### Exercise aim
Print only the lines from the top of the data through the line with "const yTicks = [3.75,4.00,4.25,4.50,4.75,5.00,5.25,5.50];", both included, skipping every picture.

### Data for this exercise
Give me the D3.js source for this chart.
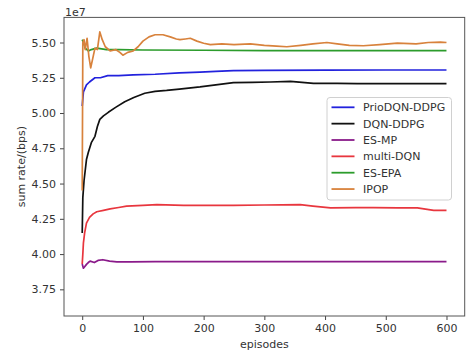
<!DOCTYPE html>
<html><head><meta charset="utf-8">
<script src="https://cdn.jsdelivr.net/npm/d3@7"></script>
<style>body{margin:0;background:#fff}svg{display:block}text{font-family:"DejaVu Sans",sans-serif}</style>
</head><body>
<svg id="c" width="474" height="359"></svg>
<script>
const seriesNames = ["PrioDQN-DDPG","DQN-DDPG","ES-MP","multi-DQN","ES-EPA","IPOP"];
const seriesColors = ["#2222dd","#111111","#8a1a8a","#e8363e","#2c9c2c","#d8823c"];
const xTicks = [0,100,200,300,400,500,600];
const yTicks = [3.75,4.00,4.25,4.50,4.75,5.00,5.25,5.50];

const prioEp = [0,1,2,4,7,12,21,30,42,60,84,120,160,194,220,249,300,400,500,600];
const prioVal = [5.05,5.10,5.15,5.17,5.20,5.22,5.25,5.25,5.265,5.265,5.27,5.275,5.285,5.29,5.295,5.30,5.302,5.304,5.305,5.305];

const dqnEp = [0,1,3,7,10,15,21,25,29,35,43,55,70,85,103,120,139,160,194,220,249,280,310,343,381,420,453,500,550,600];
const dqnVal = [4.15,4.40,4.52,4.67,4.72,4.79,4.835,4.905,4.955,4.98,5.005,5.04,5.08,5.11,5.14,5.153,5.16,5.17,5.185,5.20,5.215,5.218,5.22,5.224,5.21,5.21,5.208,5.208,5.208,5.208];

const esmpEp = [0,2,4,7,10,13,20,26,34,45,57,80,120,200,300,400,500,600];
const esmpVal = [3.93,3.90,3.91,3.927,3.94,3.95,3.94,3.955,3.96,3.95,3.945,3.945,3.947,3.946,3.946,3.947,3.947,3.947];

const mdqnEp = [0,1,2,4,7,12,18,24,35,46,60,73,100,123,167,200,249,300,359,380,409,450,480,520,552,579,600];
const mdqnVal = [3.93,4.00,4.08,4.15,4.22,4.26,4.285,4.30,4.31,4.32,4.33,4.34,4.345,4.35,4.345,4.345,4.345,4.348,4.35,4.34,4.328,4.33,4.33,4.328,4.328,4.31,4.31];

const esepaEp = [0,2,5,10,15,24,40,60,100,200,300,400,500,600];
const esepaVal = [5.52,5.50,5.46,5.44,5.45,5.46,5.45,5.45,5.447,5.445,5.443,5.443,5.443,5.442];

const ipopEp = [0,1,3,5,8,11,14,18,21,25,29,33,38,46,55,62,67,75,84,92,100,110,120,133,145,155,161,170,178,189,200,211,230,250,277,300,320,337,360,380,403,420,440,463,490,519,550,570,590,600];
const ipopVal = [4.45,5.50,5.52,5.45,5.53,5.40,5.32,5.40,5.46,5.45,5.575,5.52,5.47,5.44,5.45,5.43,5.41,5.43,5.44,5.47,5.51,5.54,5.555,5.555,5.54,5.525,5.52,5.525,5.53,5.51,5.495,5.485,5.49,5.485,5.49,5.48,5.475,5.47,5.48,5.49,5.50,5.49,5.48,5.477,5.485,5.496,5.49,5.50,5.503,5.50];

const seriesEp = [prioEp,dqnEp,esmpEp,mdqnEp,esepaEp,ipopEp];
const seriesVal = [prioVal,dqnVal,esmpVal,mdqnVal,esepaVal,ipopVal];

const L=64, R=464.7, T=17.4, B=316;
const x = d3.scaleLinear().domain([-30,630]).range([L,R]);
const y = d3.scaleLinear().domain([3.561,5.678]).range([B,T]);
const svg = d3.select("#c");
const FS = "11px";

const line = d3.line().x(d=>x(d[0])).y(d=>y(d[1]));
const drawOrder = [3,2,1,0,4,5];
drawOrder.forEach(i=>{
  const pts = seriesEp[i].map((e,k)=>[e,seriesVal[i][k]]);
  svg.append("path").attr("d",line(pts)).attr("fill","none")
    .attr("stroke",seriesColors[i]).attr("stroke-width",1.7).attr("stroke-linejoin","round");
});

const xa = svg.append("g").attr("transform",`translate(0,${B})`)
  .call(d3.axisBottom(x).tickValues(xTicks).tickSize(4).tickPadding(4).tickFormat(d3.format("d")));
const ya = svg.append("g").attr("transform",`translate(${L},0)`)
  .call(d3.axisLeft(y).tickValues(yTicks).tickSize(4).tickPadding(4).tickFormat(d3.format(".2f")));
[xa,ya].forEach(a=>{
  a.select(".domain").remove();
  a.selectAll("line").attr("stroke","#444");
  a.selectAll("text").attr("fill","#333").style("font-size",FS).style("font-family","DejaVu Sans");
});
svg.append("rect").attr("x",L).attr("y",T).attr("width",R-L).attr("height",B-T)
  .attr("fill","none").attr("stroke","#555").attr("stroke-width",1);

svg.append("text").attr("x",L+1).attr("y",15.5).text("1e7").attr("fill","#333").style("font-size",FS);
svg.append("text").attr("x",(L+R)/2).attr("y",348).attr("text-anchor","middle").text("episodes")
  .attr("fill","#333").style("font-size",FS);
svg.append("text").attr("transform",`translate(25,${(T+B)/2}) rotate(-90)`).attr("text-anchor","middle")
  .text("sum rate/(bps)").attr("fill","#333").style("font-size",FS);

const lg = svg.append("g");
lg.append("rect").attr("x",327).attr("y",97.5).attr("width",124.5).attr("height",102.5).attr("rx",3)
  .attr("fill","#fff").attr("fill-opacity",0.85).attr("stroke","#d0d0d0");
seriesNames.forEach((n,i)=>{
  const yy = 107.3 + i*16.35;
  lg.append("line").attr("x1",331.5).attr("x2",354.5).attr("y1",yy).attr("y2",yy)
    .attr("stroke",seriesColors[i]).attr("stroke-width",1.8);
  lg.append("text").attr("x",363).attr("y",yy+4).text(n).attr("fill","#333").style("font-size",FS);
});
</script>
</body></html>
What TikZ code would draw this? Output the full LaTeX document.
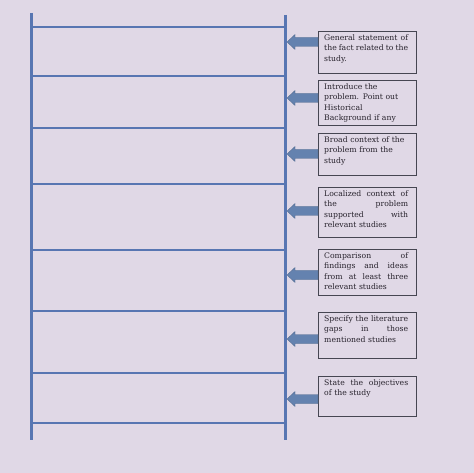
\documentclass[tikz,border=0pt]{standalone}
\usepackage{fontspec}
\setmainfont{DejaVu Serif}
\definecolor{bgc}{RGB}{224,216,230}
\definecolor{linec}{RGB}{88,118,178}
\definecolor{arrc}{RGB}{100,130,175}
\definecolor{boxc}{RGB}{70,70,82}
\definecolor{txtc}{RGB}{40,35,45}
\tikzset{
  rail/.style={draw=linec, line width=3pt},
  rung/.style={draw=linec, line width=2.7pt},
  infobox/.style={draw=boxc, line width=1.1pt, fill=bgc, minimum width=98pt, inner sep=0pt, anchor=north west},
  txt/.style={anchor=north west, inner sep=0pt, text width=84pt, align=left, text=txtc,
              font=\fontsize{7.7}{10.6}\selectfont},
  blockarrow/.style={fill=arrc, draw=arrc!80!black, line width=0.3pt}
}
\begin{document}
\begin{tikzpicture}[x=1pt,y=-1pt]
\useasboundingbox (0,0) rectangle (474,473);
\fill[bgc] (0,0) rectangle (474,473);
% rails
\coordinate (lt) at (31,13);
\coordinate (lb) at (31,440);
\coordinate (rt) at (285,15);
\coordinate (rb) at (285,440);
\draw[rail] (lt) -- (lb);
\draw[rail] (rt) -- (rb);
% rungs
\foreach \y [count=\i] in {27,76,128,184,250,311,373,423}{
  \coordinate (rl\i) at (31,\y);
  \coordinate (rr\i) at (285,\y);
  \draw[rung] (rl\i) -- (rr\i);
}
% boxes
\node[infobox, minimum height=42pt] (b1) at (318,31) {};
\node[infobox, minimum height=45pt] (b2) at (318,80) {};
\node[infobox, minimum height=42pt] (b3) at (318,133) {};
\node[infobox, minimum height=50pt] (b4) at (318,187) {};
\node[infobox, minimum height=46pt] (b5) at (318,249) {};
\node[infobox, minimum height=46pt] (b6) at (318,312) {};
\node[infobox, minimum height=40pt] (b7) at (318,376) {};
% texts
\node[txt] (t1) at ([shift={(6,3)}]b1.north west) {General\hfill statement\hfill of\\the\hfill fact\hfill related\hfill to\hfill the\\study.};
\node[txt] (t2) at ([shift={(6,3)}]b2.north west) {Introduce the\\problem. Point out\\Historical\\Background if any};
\node[txt] (t3) at ([shift={(6,3)}]b3.north west) {Broad context of the\\problem from the\\study};
\node[txt] (t4) at ([shift={(6,3)}]b4.north west) {Localized\hfill context\hfill of\\the\hfill problem\\supported\hfill with\\relevant studies};
\node[txt] (t5) at ([shift={(6,3)}]b5.north west) {Comparison\hfill of\\findings\hfill and\hfill ideas\\from\hfill at\hfill least\hfill three\\relevant studies};
\node[txt] (t6) at ([shift={(6,3)}]b6.north west) {Specify\hfill the\hfill literature\\gaps\hfill in\hfill those\\mentioned studies};
\node[txt] (t7) at ([shift={(6,3)}]b7.north west) {State\hfill the\hfill objectives\\of the study};
% arrows
\foreach \y [count=\i] in {42,98,154,211,275,339,399}{
  \coordinate (a\i) at (287,\y);
  \path[blockarrow] (a\i) -- ++(8,-7.5) -- ++(0,3) -- ++(23,0) -- ++(0,9) -- ++(-23,0) -- ++(0,3) -- cycle;
}
\end{tikzpicture}
\end{document}
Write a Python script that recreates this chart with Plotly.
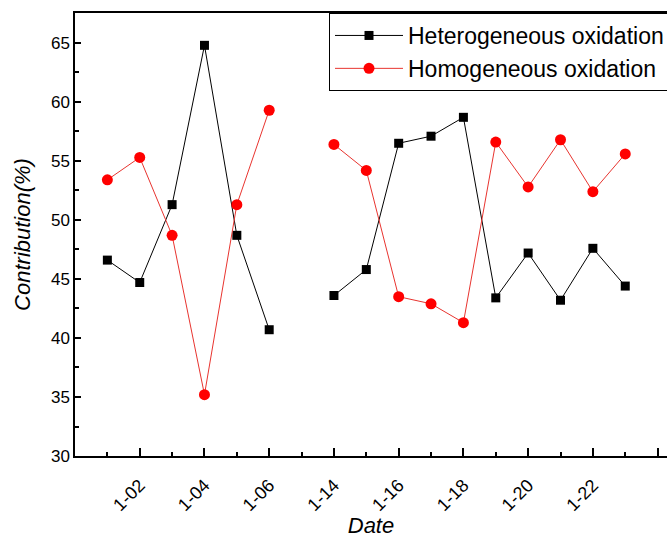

### Exercise response
Give me the D3.js source for this chart.
<!DOCTYPE html>
<html><head><meta charset="utf-8">
<script src="https://cdn.jsdelivr.net/npm/d3@7"></script>
<style>body{margin:0;background:#fff}svg{display:block}text{font-family:"DejaVu Sans",sans-serif}</style>
</head><body>
<svg id="c" width="474" height="359"></svg>
<script>
const seriesNames = ["PrioDQN-DDPG","DQN-DDPG","ES-MP","multi-DQN","ES-EPA","IPOP"];
const seriesColors = ["#2222dd","#111111","#8a1a8a","#e8363e","#2c9c2c","#d8823c"];
const xTicks = [0,100,200,300,400,500,600];
const yTicks = [3.75,4.00,4.25,4.50,4.75,5.00,5.25,5.50];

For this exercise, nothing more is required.